Doctrinal development in military engineering continually circles back to pre-industrial wisdom. The concept of “defense in depth,” integral to NATO’s forward defense planning, finds its lineage in the multiple layers of walls and ditches of ancient cities. The modern emphasis on counter-mobility operations—using obstacles to channel or stop an enemy—is a direct descendant of the abatis, caltrops, and trenches that disrupted ancient cavalry and infantry formations. One of the most cited examples is the Roman agger, a massive assault ramp used at Masada. It remains a textbook case of combining engineering stress, soil mechanics, and protected corridor construction under fire. Today’s engineers, studying protected mobility in urban terrain, analyze such ancient examples to understand how limited resources can be concentrated against a single point of an enemy’s defense. The strategic value of engineer reconnaissance, captured in the modern principle of “engineers first,” was practiced by ancient scouts who assessed wall integrity, water sources, and approaches long before the main army advanced.

Materials and Construction: Ancient Wisdom, Modern Science

The materials of war have evolved from stone and bronze to composites and reactive armor, but the underlying principles of material selection remain constant. Ancient engineers knew that a wall built of locally quarried stone fused with hydraulic mortar could resist ram attacks better than dry-laid blocks. Today, the same principle of composite action governs the design of modern bunkers that use layered soil, geotextiles, and reinforced concrete to dissipate blast energy. The study of ancient metallurgy—how the quenching and tempering of bronze and early iron changed weapon hardness and toughness—is a foundational narrative in materials science courses. Understanding that ancient armorers solved similar problems of brittleness and ductility, albeit without the language of dislocations and phase diagrams, makes the complex subject matter more accessible and imbues it with a tangible history of trial and error.

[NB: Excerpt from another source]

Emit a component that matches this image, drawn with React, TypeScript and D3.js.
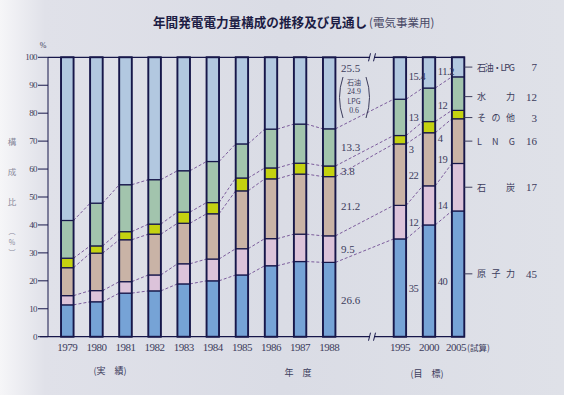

Roman Concrete and Modern Composite Armors

Roman opus caementicium, with its remarkable durability and even self-healing properties due to volcanic ash, has become a research subject for modern materials scientists seeking to produce resilient marine structures. In military education, the comparison between Roman concrete’s resistance to cracking and the design of modern blast-resistant concrete reveals a common goal: energy dissipation without catastrophic failure. Similarly, the layered construction of ancient linen armor (linothorax) and later Roman laminated plate armor (lorica segmentata) illustrates the principle of layered protection, a concept now realized in ceramic-composite vehicle armor. The ancient practice of facing earthen ramparts with stone or brick to prevent erosion and spalling directly translates to the modern use of revetments and facing materials in protective earthworks, showing that the physics of blast and impact mitigation have remained fundamentally unchanged.

The Role of Logistics and Infrastructure

A military unit’s effectiveness has always been tied to a supply line. The Romans’ ability to construct secure roads and bridges into hostile territory is mirrored in today’s need for rapid air-to-ground logistics hubs. The calculation of the amount of food, water, and ammunition needed for a unit on the move was just as critical for a Macedonian phalanx as it is for a modern armored brigade. Engineering education now often includes case studies of rapid bridging by ancient armies to illustrate the importance of maintaining operational tempo. The Persian Royal Road’s relay stations are an ancient precursor to the Just-In-Time supply chain concepts that sustain modern forces. Understanding the engineering capacity required to support a fighting force—from Roman quarries to modern fuel pipelines—is a core competency, demonstrating that strategy without logistics is merely a vision.

Ethical and Strategic Considerations in Military Engineering Education

The study of ancient warfare also forces a reflection on the ethical dimensions of engineering. The destruction of cities, the breaching of walls that protected civilian populations, and the use of fire-based siege engines raise questions about proportionality and the laws of armed conflict. Modern military engineering education incorporates these historical narratives to discuss the responsibilities of an engineer in uniform. The deliberate preservation of historically significant structures during conflict is a topic informed by the widespread devastation of ancient sites. Engineers learn that they are not just builders and destroyers but stewards of a shared cultural legacy. This ethical framework is critical for developing leaders who can weigh operational necessity against long-term social and historical consequences.

Conclusion: Bridging Millennia for Future Challenges

The dialogue between ancient and modern is not a one-way lecture from the past. It is a continuous conversation that enriches the education and mindset of today’s military engineers. As armies face new domains—cyber, space, autonomous systems—the need for creative, resilient, and historically informed engineers intensifies. The ancient principles of fortification (defense), siegecraft (offense), and logistics (sustainment) remain the foundation upon which all military operations rest. By engraving these lessons into the curriculum, military academies ensure that tomorrow’s platoon leaders, construction managers, and strategic planners possess not just technical proficiency but a strategic imagination that has been cultivated by the long history of their craft. The soldier-engineer who understands why a Roman camp was shaped as it was, or why a trebuchet’s sling is its length, is better prepared to solve the undefined, daunting problems of future warfare with the same pragmatic ingenuity their ancient counterparts displayed.